They’re all bold as love

Mary stood weeping outside the tomb. As she wept, she bent over to look into the tomb, and she saw two angels in white sitting where the body of Jesus had been lying, one at the head and the other at the feet. They said to her, “Woman, why are you weeping?” She said to them, “They have taken away my Lord, and I do not know where they have laid him.” When she had said this, she turned around and saw Jesus standing there, but she did not know that it was Jesus. Jesus said to her, “Woman, why are you weeping? Whom are you looking for?” Supposing him to be the gardener, she said to him, “Sir, if you have carried him away, tell me where you have laid him, and I will take him away.” Jesus said to her, “Mary!” 

John 20:11-16

Imagine the state of mind that Mary must have been in that, when she saw two angels sitting in the empty tomb, she did not instantly say “oh shit, angels!” In case you missed it1, angels are not necessarily your friend. They are God’s friends, so maybe Mary figured that she had an in with the angels because she knew God’s son. I suspect Mary was not thinking about the angels much at all, really.

She was looking for Jesus, the one who had healed her. When Mary was pulled to the point of breaking by seven devils going seven different directions, Christ’s love had provided an axis by which her spirit could be aligned. And now what? Going back to being torn apart is not an option. The week they had just gone through was enough to convince her that the only way was ahead.

That week had everything: Anger, jealousy, and envy wrapped in her green imperial gown; the confident red cloaks lining the way on Palm Sunday, the yellow moon lighting a fearful night in Gethsemane. Maybe Mary hoped that the colors would wash out and be dulled by the rising sun.
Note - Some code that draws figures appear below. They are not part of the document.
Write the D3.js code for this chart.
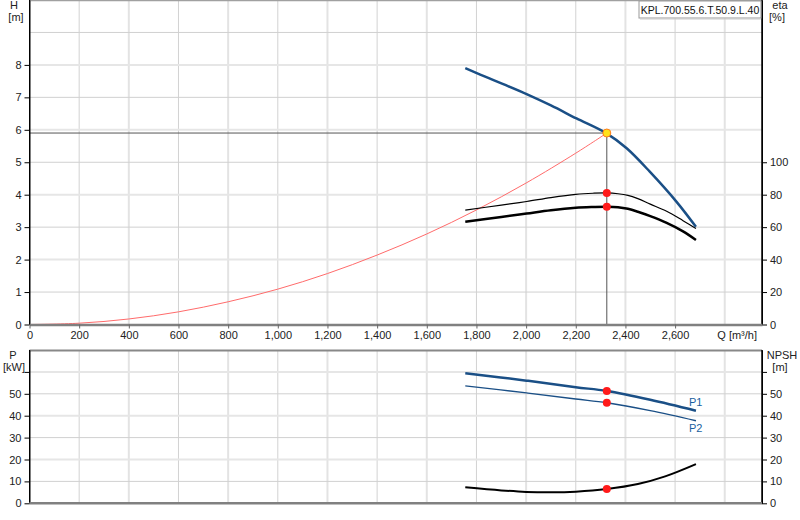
<!DOCTYPE html>
<html>
<head>
<meta charset="utf-8">
<script src="https://cdn.jsdelivr.net/npm/d3@7"></script>
<style>
  body { margin: 0; background: #fff; }
  svg { font-family: "Liberation Sans", Arial, sans-serif; font-size: 11px; }
  .tick text { fill: #222; font-size: 11px; }
</style>
</head>
<body>
<svg width="800" height="520"></svg>
<script>
// --- data ---
var qTicks = [0, 200, 400, 600, 800, 1000, 1200, 1400, 1600, 1800, 2000, 2200, 2400, 2600];

// pump head curve H(Q)
var hQ = [1755, 1850, 2002, 2100, 2203, 2324, 2405, 2498, 2606, 2684];
var hVal = [7.9, 7.59, 7.10, 6.75, 6.35, 5.89, 5.43, 4.71, 3.78, 3.01];

// system curve
var sysQ = [0, 200, 400, 600, 800, 1000, 1200, 1400, 1600, 1800, 2000, 2200, 2325];
var sysH = [0, 0.04, 0.17, 0.39, 0.70, 1.09, 1.57, 2.14, 2.79, 3.53, 4.36, 5.28, 5.9];

// efficiency curves (%)
var etaQ = [1755, 1900, 2002, 2100, 2200, 2270, 2325, 2370, 2410, 2450, 2500, 2566, 2632, 2684];
var eta1 = [70.5, 73.6, 75.8, 78.2, 80.2, 80.9, 81.1, 80.6, 79.6, 77.6, 74.2, 69.8, 64.0, 59.2];
var eta2 = [63.3, 66.3, 68.4, 70.4, 71.9, 72.4, 72.6, 72.3, 71.3, 69.5, 66.8, 62.6, 57.4, 52.1];

// power curves (kW)
var pQ = [1755, 2002, 2200, 2325, 2500, 2684];
var p1 = [59.4, 56.0, 53.0, 51.3, 47.3, 42.3];
var p2 = [53.6, 50.4, 47.6, 45.9, 42.3, 37.7];

// NPSH (m)
var nQ = [1755, 1900, 2000, 2100, 2200, 2325, 2450, 2560, 2684];
var nVal = [7.3, 5.9, 5.2, 5.0, 5.3, 6.5, 8.8, 12.3, 17.9];

// duty point
var dutyQ = 2325, dutyH = 5.9, dutyEta1 = 81.1, dutyEta2 = 72.6;
var dutyP1 = 51.3, dutyP2 = 45.9, dutyN = 6.5;

var title = "KPL.700.55.6.T.50.9.L.40";

// --- layout ---
var left = 29.5, right = 762;
var svg = d3.select("svg");

var x = d3.scaleLinear().domain([0, 2950]).range([left, right]);
var yH = d3.scaleLinear().domain([0, 10]).range([324.5, 0]);
var yEta = d3.scaleLinear().domain([0, 200]).range([324.5, 0]);
var yP = d3.scaleLinear().domain([0, 70]).range([503.3, 350]);
var yN = d3.scaleLinear().domain([0, 70]).range([503.3, 350]);

function grid(g, yScale, yVals, y0, y1) {
  g.selectAll(".vg").data(qTicks.slice(1).concat([2800])).enter().append("line")
    .attr("x1", function(d){ return x(d); }).attr("x2", function(d){ return x(d); })
    .attr("y1", y0).attr("y2", y1)
    .attr("stroke", function(d,i){ return i % 2 ? "#e3e3e3" : "#d2d2d2"; })
    .attr("stroke-width", function(d,i){ return i % 2 ? 2 : 1; });
  g.selectAll(".hg").data(yVals).enter().append("line")
    .attr("x1", left).attr("x2", right)
    .attr("y1", function(d){ return yScale(d); }).attr("y2", function(d){ return yScale(d); })
    .attr("stroke", function(d,i){ return i % 2 ? "#e6e6e6" : "#d0d0d0"; })
    .attr("stroke-width", function(d,i){ return i % 2 ? 2 : 1; });
}

// top panel grid
grid(svg.append("g"), yH, [1,2,3,4,5,6,7,8,9], 0, 324.5);
svg.append("line").attr("x1", left).attr("x2", right).attr("y1", 0.5).attr("y2", 0.5)
  .attr("stroke", "#a0a0a0").attr("stroke-width", 1.5);

// bottom panel grid
grid(svg.append("g"), yP, [10,20,30,40,50,60], 350, 503.3);
svg.append("line").attr("x1", left).attr("x2", right).attr("y1", 350.5).attr("y2", 350.5)
  .attr("stroke", "#888").attr("stroke-width", 2);

var line = function(xs, ys, yScale) {
  return d3.line().curve(d3.curveCatmullRom)
    .x(function(d){ return x(d); })
    .y(function(d,i){ return yScale(ys[i]); })(xs);
};

// duty point lines
svg.append("line").attr("x1", left).attr("x2", x(dutyQ))
  .attr("y1", yH(dutyH)).attr("y2", yH(dutyH)).attr("stroke", "#555").attr("stroke-width", 1);
svg.append("line").attr("x1", x(dutyQ)).attr("x2", x(dutyQ))
  .attr("y1", yH(dutyH)).attr("y2", yH(0)).attr("stroke", "#555").attr("stroke-width", 1);

// system curve
svg.append("path").attr("d", line(sysQ, sysH, yH))
  .attr("fill", "none").attr("stroke", "#ff6b6b").attr("stroke-width", 1);

// efficiency
svg.append("path").attr("d", line(etaQ, eta1, yEta))
  .attr("fill", "none").attr("stroke", "#000").attr("stroke-width", 1.2);
svg.append("path").attr("d", line(etaQ, eta2, yEta))
  .attr("fill", "none").attr("stroke", "#000").attr("stroke-width", 2.5);

// head
svg.append("path").attr("d", line(hQ, hVal, yH))
  .attr("fill", "none").attr("stroke", "#1a4f86").attr("stroke-width", 2.5);

// power + npsh
svg.append("path").attr("d", line(pQ, p1, yP))
  .attr("fill", "none").attr("stroke", "#1a4f86").attr("stroke-width", 2.5);
svg.append("path").attr("d", line(pQ, p2, yP))
  .attr("fill", "none").attr("stroke", "#1a4f86").attr("stroke-width", 1.4);
svg.append("path").attr("d", line(nQ, nVal, yN))
  .attr("fill", "none").attr("stroke", "#000").attr("stroke-width", 2);

// red duty dots
[[yEta, dutyEta1], [yEta, dutyEta2], [yP, dutyP1], [yP, dutyP2], [yN, dutyN]].forEach(function(p){
  svg.append("circle").attr("cx", x(dutyQ)).attr("cy", p[0](p[1])).attr("r", 4).attr("fill", "#ff1a1a");
});
svg.append("circle").attr("cx", x(dutyQ)).attr("cy", yH(dutyH)).attr("r", 4)
  .attr("fill", "#ffe21a").attr("stroke", "#ff7a1a").attr("stroke-width", 1);

// P1 / P2 labels
svg.append("text").attr("x", x(2684) - 7).attr("y", yP(p1[p1.length-1]) - 5)
  .attr("fill", "#1a5fa0").text("P1");
svg.append("text").attr("x", x(2684) - 7).attr("y", yP(p2[p2.length-1]) + 11)
  .attr("fill", "#1a5fa0").text("P2");

// axes
function styleAxis(g) {
  g.select(".domain").attr("stroke", "#000");
  g.selectAll(".tick line").attr("stroke", "#000");
}
svg.append("g").attr("transform", "translate(" + left + ",0)")
  .call(d3.axisLeft(yH).tickValues([0,1,2,3,4,5,6,7,8]).tickSize(5).tickSizeOuter(0).tickPadding(3))
  .call(styleAxis);
svg.append("g").attr("transform", "translate(" + right + ",0)")
  .call(d3.axisRight(yEta).tickValues([0,20,40,60,80,100]).tickSize(5).tickSizeOuter(0).tickPadding(3))
  .call(styleAxis);
svg.append("g").attr("transform", "translate(" + left + ",0)")
  .call(d3.axisLeft(yP).tickValues([0,10,20,30,40,50,60]).tickSize(5).tickSizeOuter(0).tickPadding(3)
    .tickFormat(function(d){ return d === 60 ? "" : d; }))
  .call(styleAxis);
svg.append("g").attr("transform", "translate(" + right + ",0)")
  .call(d3.axisRight(yN).tickValues([0,10,20,30,40,50,60]).tickSize(5).tickSizeOuter(0).tickPadding(3)
    .tickFormat(function(d){ return d === 60 ? "" : d; }))
  .call(styleAxis);
// axis lines reach to panel tops
svg.append("line").attr("x1", left).attr("x2", left).attr("y1", 0).attr("y2", 324.5).attr("stroke", "#000");
svg.append("line").attr("x1", right).attr("x2", right).attr("y1", 0).attr("y2", 324.5).attr("stroke", "#000").attr("stroke-width", 1.5);
svg.append("line").attr("x1", left).attr("x2", left).attr("y1", 350).attr("y2", 503.3).attr("stroke", "#000");
svg.append("line").attr("x1", right).attr("x2", right).attr("y1", 350).attr("y2", 503.3).attr("stroke", "#000").attr("stroke-width", 1.5);

// x axis of top panel
var xa = svg.append("g").attr("transform", "translate(0," + yH(0) + ")")
  .call(d3.axisBottom(x).tickValues(qTicks).tickSize(4).tickSizeOuter(0).tickPadding(3)
    .tickFormat(d3.format(",")));
xa.select(".domain").attr("stroke", "#808080").attr("stroke-width", 2.5);
xa.selectAll(".tick line").attr("stroke", "#666");
svg.append("text").attr("x", 757).attr("y", 339).attr("text-anchor", "end")
  .attr("fill", "#222").text("Q [m³/h]");

// bottom x line
svg.append("line").attr("x1", left).attr("x2", right).attr("y1", yP(0)).attr("y2", yP(0))
  .attr("stroke", "#808080").attr("stroke-width", 2.5);

// unit labels
function unit(xp, y, txt) {
  svg.append("text").attr("x", xp).attr("y", y).attr("text-anchor", "middle").attr("fill", "#222").text(txt);
}
unit(14, 9, "H"); unit(16, 21, "[m]");
unit(780, 9, "eta"); unit(777, 21, "[%]");
unit(13, 359, "P"); unit(14, 371, "[kW]");
unit(782, 359, "NPSH"); unit(780, 371, "[m]");

// title box
var tb = svg.append("g");
tb.append("rect").attr("x", 639).attr("y", 1).attr("width", 122).attr("height", 17)
  .attr("fill", "#fff").attr("stroke", "#999");
tb.append("line").attr("x1", 640).attr("x2", 761).attr("y1", 19).attr("y2", 19).attr("stroke", "#ccc");
tb.append("text").attr("x", 700).attr("y", 13.5).attr("text-anchor", "middle")
  .attr("fill", "#111").attr("font-size", "10.5px").text(title);
</script>
</body>
</html>
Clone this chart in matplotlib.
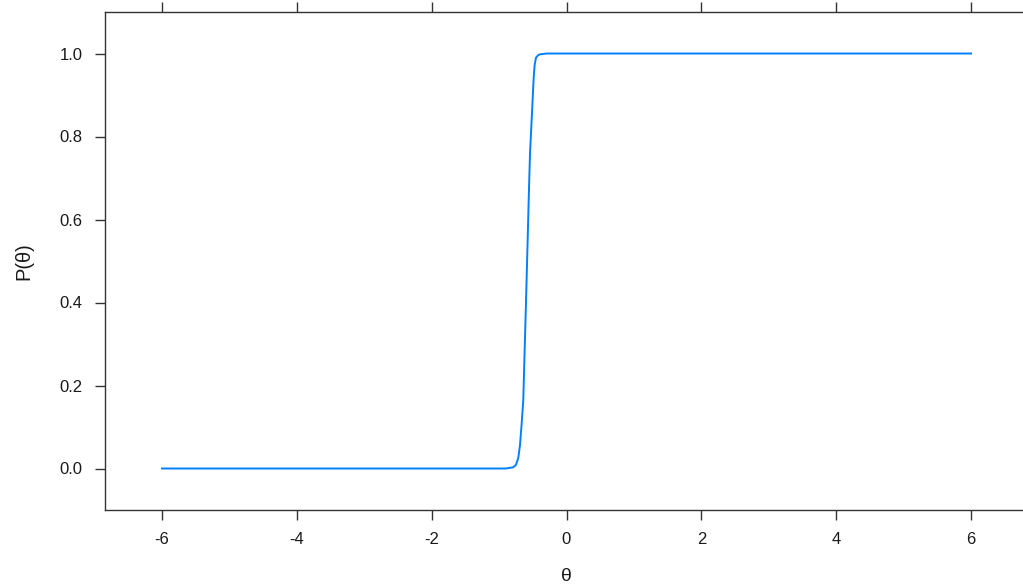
import matplotlib
matplotlib.use("Agg")
import matplotlib.pyplot as plt

# Values (theta, probability)
theta = [-6.0, -2.0, -1.2, -0.897, -0.789, -0.749, -0.715, -0.690, -0.665,
         -0.641, -0.626, -0.605, -0.576, -0.556, -0.541, -0.507, -0.487,
         -0.472, -0.452, -0.420, -0.393, -0.285, 0.0, 2.0, 6.0]
prob = [0.0, 0.0, 0.0, 0.0, 0.003, 0.009, 0.026, 0.056, 0.108,
        0.165, 0.255, 0.375, 0.551, 0.676, 0.760, 0.873, 0.941,
        0.973, 0.990, 0.996, 0.998, 1.0, 1.0, 1.0, 1.0]

xticks = [-6, -4, -2, 0, 2, 4, 6]
yticks = [0.0, 0.2, 0.4, 0.6, 0.8, 1.0]
ytick_labels = ["0.0", "0.2", "0.4", "0.6", "0.8", "1.0"]

plt.rcParams['font.family'] = ['Liberation Sans', 'DejaVu Sans']

fig = plt.figure(figsize=(10.23, 5.87), dpi=100)
ax = fig.add_axes([105 / 1023, 77 / 587, (1028 - 105) / 1023, (510 - 12) / 587])
ax.plot(theta, prob, color='#0080ff', lw=1.4)

ax.set_xlim(-6.845, 6.845)
ax.set_ylim(-0.1, 1.1)
ax.set_xticks(xticks)
ax.set_xticklabels([str(t) for t in xticks])
ax.set_yticks(yticks)
ax.set_yticklabels(ytick_labels)

for s in ax.spines.values():
    s.set_color('#333333')
    s.set_linewidth(1.0)
ax.spines['right'].set_visible(False)
ax.tick_params(axis='both', direction='out', length=7.5, width=1.0,
               color='#333333', labelsize=12, pad=8.5, labelcolor='#1a1a1a')
ax.tick_params(axis='x', top=True, labeltop=False)
ax.tick_params(axis='y', right=False)

ax.set_xlabel('θ', fontsize=14, color='#1a1a1a', labelpad=15)
ax.set_ylabel('P(θ)', fontsize=14.5, color='#1a1a1a', labelpad=19)

fig.savefig('out.png', dpi=100)
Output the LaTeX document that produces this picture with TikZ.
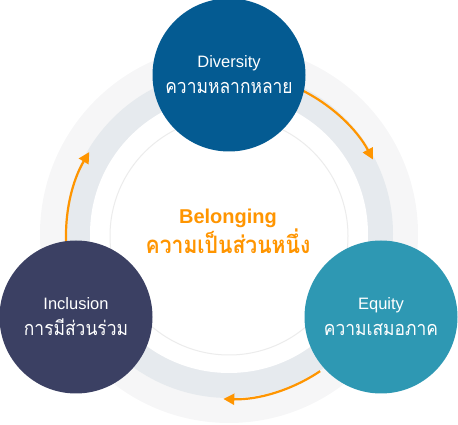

Maybe her emotions would get buried with her friend. If she could find him.

Instead he finds her. Jesus turns her around again, orbiting an axis through the specific gravity of her name. Christ shows her how all of the colors of her life are in motion around that axis too. Everything that she has experienced and that he has experienced is being turned toward that center in which all things are reconciled, where all things are made new. And they’re all bold as love. Just ask the axis.